I haven’t made anything really sweet like this in almost a month! That’s hard to believe, but it’s true. I guess I really was sweetened out after the holidays. No wonder I’ve lost 8 pounds since January 1st! That in itself is worth noting because I’m not on a diet. Nor have I worked out much. But I have been cooking. For the most part, you guys have seen here what I’ve been eating. It’s definitely not diet food, right? But I lost 8 pounds anyway! This surprising development is proof enough for me that eating and cooking with fresh foods, as opposed to processed foods, is good for me! Hooray for cooking good stuff!! Imagine if I took the really healthy route!
This rich, decadent, not quite good for me but absolutely delicious Baked Chocolate Pudding is fantastic. It’s a cross between brownies and pudding, which makes it doubly delicious in my book. This is not a healthy recipe by any means. With these ingredients, it’s not particularly good for your body, but I can assure you it’s very good for your soul. When eaten in moderation, of course. If you love chocolate (I really, really do), brownies in particular, you will love this. It’s a wonderful dessert. I love that it has a crunchy outside and an oh so soft and smooth choclatey pudding inside. It. is. yummy. This recipe is adapted from one by Ina Garten in her cookbook, Barefoot Contessa: Back to Basics. You all know how much I love Ina’s recipes, and this one didn’t disappoint.
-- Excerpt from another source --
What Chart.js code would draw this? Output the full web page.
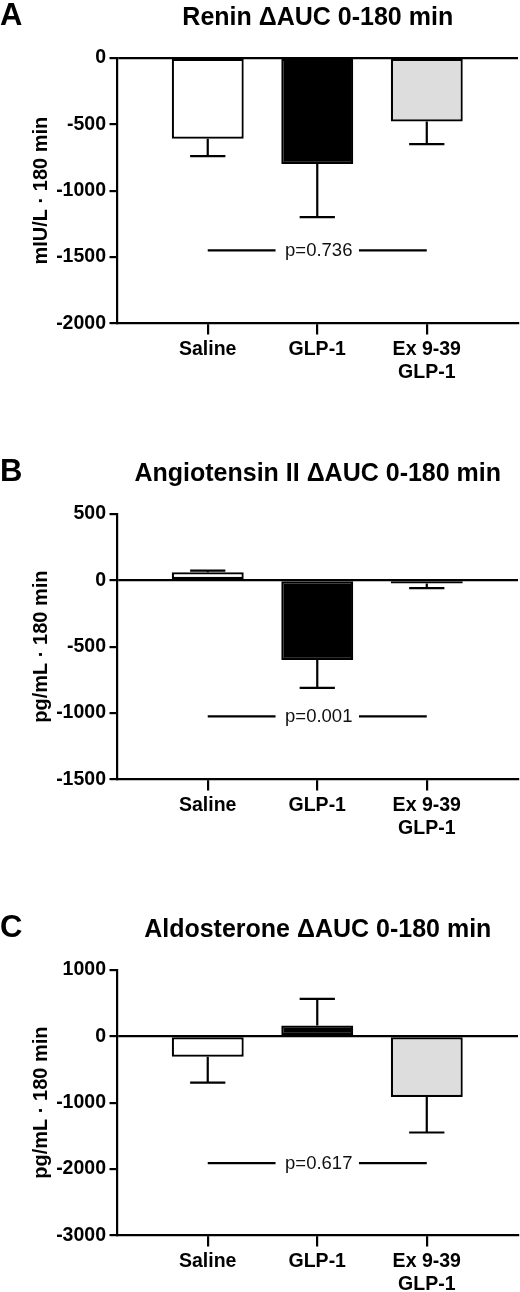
<!DOCTYPE html>
<html>
<head>
<meta charset="utf-8">
<script src="https://cdn.jsdelivr.net/npm/chart.js@4.4.1/dist/chart.umd.min.js"></script>
<style>
  html, body { margin: 0; padding: 0; background: #fff; }
  body { width: 520px; height: 1292px; position: relative; overflow: hidden; }
  .panel { position: absolute; left: 0; width: 520px; height: 456px; }
</style>
</head>
<body>
<div class="panel" style="top:0"><canvas id="chartA" width="520" height="456"></canvas></div>
<div class="panel" style="top:456px"><canvas id="chartB" width="520" height="456"></canvas></div>
<div class="panel" style="top:912px"><canvas id="chartC" width="520" height="456"></canvas></div>
<script>
// --- Data ---
const groups = ["Saline", "GLP-1", ["Ex 9-39", "GLP-1"]];

const reninMean = [-610, -800, -480];
const reninSem = [130, 400, 170];
const reninTicks = [-2000, -1500, -1000, -500, 0];
const reninPLevel = -1450;
const reninPText = "p=0.736";

const angMean = [60, -600, -25];
const angSem = [12, 210, 35];
const angTicks = [-1500, -1000, -500, 0, 500];
const angPLevel = -1025;
const angPText = "p=0.001";

const aldoMean = [-310, 160, -915];
const aldoSem = [390, 400, 535];
const aldoTicks = [-3000, -2000, -1000, 0, 1000];
const aldoPLevel = -1910;
const aldoPText = "p=0.617";

// --- Style ---
const FONT = "'Liberation Sans', Arial, Helvetica, sans-serif";
const LW = 2.2;
const fills = ["#ffffff", "#000000", "#dddddd"];

Chart.defaults.font.family = FONT;
Chart.defaults.color = "#000";

function makePanel(id, letter, title, yTitle, means, sems, ticks, pLevel, pText) {
    // error bars go away from zero, with a cap
    const errorBars = {
        id: "errorBars",
        afterDatasetsDraw(chart) {
            const { ctx, scales: { y } } = chart;
            const meta = chart.getDatasetMeta(0);
            ctx.save();
            ctx.strokeStyle = "#000";
            ctx.lineWidth = LW;
            meta.data.forEach((bar, i) => {
                const m = means[i];
                const end = y.getPixelForValue(m + (m >= 0 ? sems[i] : -sems[i]));
                const half = bar.width * 0.245;
                ctx.beginPath();
                ctx.moveTo(bar.x, bar.y);
                ctx.lineTo(bar.x, end);
                ctx.moveTo(bar.x - half, end);
                ctx.lineTo(bar.x + half, end);
                ctx.stroke();
            });
            ctx.restore();
        },
    };

    // p-value line + panel letter
    const extras = {
        id: "extras",
        afterDraw(chart) {
            const { ctx, scales: { x, y } } = chart;
            const py = y.getPixelForValue(pLevel);
            const x1 = x.getPixelForValue(1);
            const x2 = x.getPixelForValue(2);
            const x3 = x.getPixelForValue(3);
            ctx.save();
            ctx.font = "18.5px " + FONT;
            const tw = ctx.measureText(pText).width;
            const gap = tw / 2 + 8;
            ctx.strokeStyle = "#000";
            ctx.lineWidth = LW;
            ctx.beginPath();
            ctx.moveTo(x1, py);
            ctx.lineTo(x2 - gap, py);
            ctx.moveTo(x2 + gap, py);
            ctx.lineTo(x3, py);
            ctx.stroke();
            ctx.fillStyle = "#111";
            ctx.textAlign = "center";
            ctx.textBaseline = "middle";
            ctx.fillText(pText, x2 + 1.5, py + 1);

            ctx.font = "bold 31px " + FONT;
            ctx.fillStyle = "#000";
            ctx.textAlign = "left";
            ctx.fillText(letter, 0, 16);
            ctx.restore();
        },
    };

    return new Chart(document.getElementById(id), {
        type: "bar",
        data: {
            datasets: [{
                data: means.map((v, i) => ({ x: i + 1, y: v })),
                backgroundColor: fills,
                borderColor: "#000",
                borderWidth: LW,
                borderSkipped: false,
                categoryPercentage: 1,
                barPercentage: 0.657,
            }],
        },
        options: {
            responsive: false,
            animation: false,
            layout: { padding: { top: 0, right: 2, bottom: 0, left: 0 } },
            plugins: {
                legend: { display: false },
                tooltip: { enabled: false },
                title: {
                    display: true,
                    text: title,
                    fullSize: false,
                    color: "#000",
                    font: { size: 25, weight: "bold", lineHeight: 1.2 },
                    padding: { top: 3, bottom: 24.7 },
                },
            },
            scales: {
                x: {
                    type: "linear",
                    offset: false,
                    min: 0.176,
                    max: 3.833,
                    afterBuildTicks: s => { s.ticks = groups.map((g, i) => ({ value: i + 1 })); },
                    afterFit: s => { s.height = 132.5; },
                    border: { display: true, color: "#000", width: LW },
                    grid: {
                        offset: false,
                        drawOnChartArea: false,
                        drawTicks: true,
                        tickLength: 11,
                        color: "#000",
                        tickColor: "#000",
                        lineWidth: LW,
                        tickWidth: LW,
                    },
                    ticks: {
                        autoSkip: false,
                        maxRotation: 0,
                        padding: 3.3,
                        color: "#000",
                        font: { size: 19.5, weight: "bold", lineHeight: 1.18 },
                        callback: v => groups[Math.round(v) - 1],
                    },
                },
                y: {
                    min: ticks[0],
                    max: ticks[ticks.length - 1],
                    afterBuildTicks: s => { s.ticks = ticks.map(v => ({ value: v })); },
                    afterFit: s => { s.width = 117.5; },
                    border: { display: true, color: "#000", width: LW },
                    grid: {
                        drawOnChartArea: true,
                        drawTicks: true,
                        tickLength: 8,
                        color: c => (c.tick && c.tick.value === 0 ? "#000" : "rgba(0,0,0,0)"),
                        tickColor: "#000",
                        lineWidth: LW,
                        tickWidth: LW,
                    },
                    ticks: {
                        padding: 3.5,
                        color: "#000",
                        font: { size: 19.5, weight: "bold" },
                        callback: v => String(v),
                    },
                    title: {
                        display: true,
                        text: yTitle,
                        color: "#000",
                        font: { size: 20, weight: "bold", lineHeight: 1.2 },
                        padding: { top: 29, bottom: 0 },
                    },
                },
            },
        },
        plugins: [errorBars, extras],
    });
}

makePanel("chartA", "A", "Renin \u0394AUC 0-180 min", "mIU/L \u00b7 180 min",
    reninMean, reninSem, reninTicks, reninPLevel, reninPText);
makePanel("chartB", "B", "Angiotensin II \u0394AUC 0-180 min", "pg/mL \u00b7 180 min",
    angMean, angSem, angTicks, angPLevel, angPText);
makePanel("chartC", "C", "Aldosterone \u0394AUC 0-180 min", "pg/mL \u00b7 180 min",
    aldoMean, aldoSem, aldoTicks, aldoPLevel, aldoPText);
</script>
</body>
</html>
Now it’s time to slowly add the cocoa and flour you whisked together. Be sure to keep the mixer on low speed while you gradually add them. You don’t want cocoa and flour flying around your kitchen. Trust me, I’ve been there, and it’s not fun. At all.
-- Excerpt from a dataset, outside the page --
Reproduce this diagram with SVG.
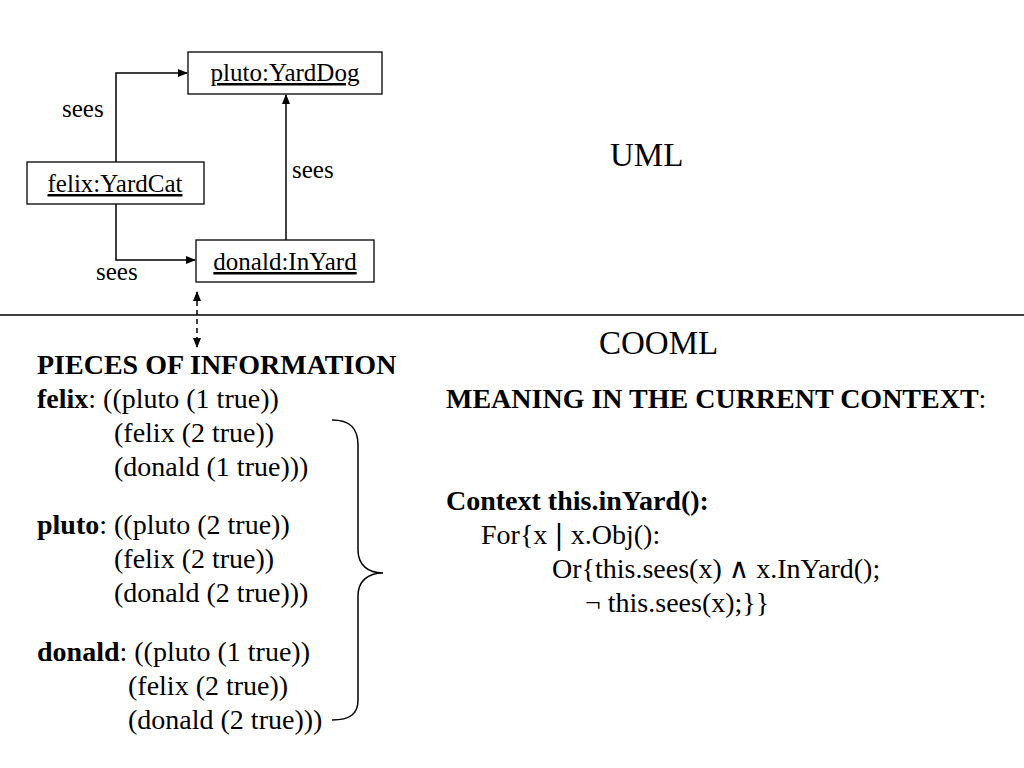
<svg xmlns="http://www.w3.org/2000/svg" width="1024" height="768" viewBox="0 0 1024 768">
<style>
text{font-family:"Liberation Serif","Times New Roman",serif;font-size:25px;fill:#000}
.t{font-size:28px}
.n rect{fill:#fff;stroke:#000;stroke-width:1.3}
.n text{text-decoration:underline}
.c{fill:none;stroke:#000;stroke-width:1.5}
.b{font-weight:bold}
.big{font-size:33px}
</style>
<defs>
<marker id="a" markerWidth="10" markerHeight="8" refX="9" refY="4" orient="auto" markerUnits="userSpaceOnUse"><path d="M0,0L10,4L0,8z"/></marker>
<marker id="as" markerWidth="10" markerHeight="8" refX="1" refY="4" orient="auto" markerUnits="userSpaceOnUse"><path d="M10,0L0,4L10,8z"/></marker>
</defs>
<rect width="1024" height="768" fill="#fff"/>
<g id="connectors">
<path class="c" d="M116,162V73H187" marker-end="url(#a)"/>
<path class="c" d="M116,204V260H195" marker-end="url(#a)"/>
<path class="c" d="M286,240V95" marker-end="url(#a)"/>
<path class="c" d="M197,292V347" stroke-dasharray="5,4" marker-start="url(#as)" marker-end="url(#a)"/>
<text x="62" y="117">sees</text>
<text x="292" y="178">sees</text>
<text x="96" y="280">sees</text>
</g>
<g id="pluto" class="n"><rect x="188" y="52" width="194" height="42"/><text x="285" y="81" text-anchor="middle">pluto:YardDog</text></g>
<g id="felix" class="n"><rect x="27" y="162" width="177" height="42"/><text x="115" y="192" text-anchor="middle">felix:YardCat</text></g>
<g id="donald" class="n"><rect x="196" y="240" width="178" height="42"/><text x="285" y="270" text-anchor="middle">donald:InYard</text></g>
<line x1="0" y1="315" x2="1024" y2="315" stroke="#000" stroke-width="1.3"/>
<text x="610" y="166" class="big">UML</text>
<text x="599" y="354" class="big">COOML</text>
<g class="t">
<text x="37" y="374" class="b t">PIECES OF INFORMATION</text>
<text x="37" y="408" class="t"><tspan class="b">felix</tspan>: ((pluto (1 true))</text>
<text x="114" y="442" class="t">(felix (2 true))</text>
<text x="114" y="476" class="t">(donald (1 true)))</text>
<text x="37" y="534" class="t"><tspan class="b">pluto</tspan>: ((pluto (2 true))</text>
<text x="114" y="568" class="t">(felix (2 true))</text>
<text x="114" y="602" class="t">(donald (2 true)))</text>
<text x="37" y="661" class="t"><tspan class="b">donald</tspan>: ((pluto (1 true))</text>
<text x="128" y="695" class="t">(felix (2 true))</text>
<text x="128" y="729" class="t">(donald (2 true)))</text>
<text x="446" y="408" class="t"><tspan class="b">MEANING IN THE CURRENT CONTEXT</tspan>:</text>
<text x="446" y="510" class="b t">Context this.inYard():</text>
<text x="481" y="544" class="t">For{x <tspan style="font-family:'DejaVu Serif',serif">|</tspan> x.Obj():</text>
<text x="552" y="578" class="t">Or{this.sees(x) <tspan style="font-family:'DejaVu Serif',serif">∧</tspan> x.InYard();</text>
<text x="585" y="612" class="t">¬ this.sees(x);}}</text>
</g>
<path class="c" stroke-width="1.2" d="M332,420C350,420 358,428 358,445V550C358,565 368,573 383,573C368,573 358,581 358,596V700C358,714 350,720 332,720"/>
</svg>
Now it’s time to slowly add that cooled, melted butter. Mix it in until it’s just combined. Meaning, don’t over mix it. You want it to be light and fluffy and look like this. (I can’t lie, I wanted to dive right into that batter at this point)
But wait! This has to be baked in a water bath! Not a big deal. Just place your baking dish in a roasting pan, or the disgusting old crappy broiler pan that came with your 20 year old oven, and fill it up with hot water, just until it’s about half way up your pudding/brownie batter. (Note to self: get a damn roasting pan, this is the third time you’ve needed one this month)
Nowwwww, you can bake it for one hour at 325 degrees F.
When it’s done it will look something like this. It might even seem to you like it’s not done baking. But it is. If you put a toothpick in the center, the bottom quarter or so will be wet. That’s what you want – that’s where the pudding-like inside is born. Let it cool a little before you take a bite, it’s really hot! This would be best with some ice cream, but I loved it as is. It definitely took care of that chocolate craving I had yesterday.
One more yay for Ina and another yay for chocolate!
Enjoy this!! In moderation. Of course
Have a terrific Friday guys!
Baked Chocolate Pudding (Brownie) Recipe
Adapted from a recipe by Ina Garten in her cookbook, Barefoot Contessa: Back to Basics
The recipe below is printed the way I made it here, using vanilla extract rather than vanilla beans. You can print the original recipe at The Food Network
- 1/2 pound (2 sticks) unsalted butter, plus extra for buttering the dish
- 4 extra-large eggs, at room temperature
- 2 cups sugar
- 3/4 cup good cocoa powder
- 1/2 cup all-purpose flour
- 1 teaspoon vanilla extract
- 1 tablespoon framboise (raspberry) liqueur, optional (we did not use it)
- Vanilla ice cream, for serving
Preheat the oven to 325 degrees F. Lightly butter a 2-quart (9 by 12 by 2-inch) oval baking dish. Melt the 1/2 pound of butter and set aside to cool.
In the bowl of an electric mixer fitted with the paddle attachment, beat the eggs and sugar on medium-high speed for 5 to 10 minutes, until very thick and light yellow. Meanwhile, sift the cocoa powder and flour together and set aside.
When the egg and sugar mixture is ready, reduce the speed to low and add the vanilla , framboise, if using, and the cocoa powder and flour mixture. Mix only until combined. With mixer still on low, slowly pour in the cooled butter and mix again just until combined.
Pour the brownie mixture into the prepared dish and place it in a larger baking pan. Add enough of the hottest tap water to the pan to come halfway up the side of the dish and bake for exactly 1 hour. A cake tester inserted 2 inches from the side will come out 3/4 clean. The center will appear very under-baked; this dessert is between a brownie and a pudding.
Allow to cool and serve with vanilla ice cream.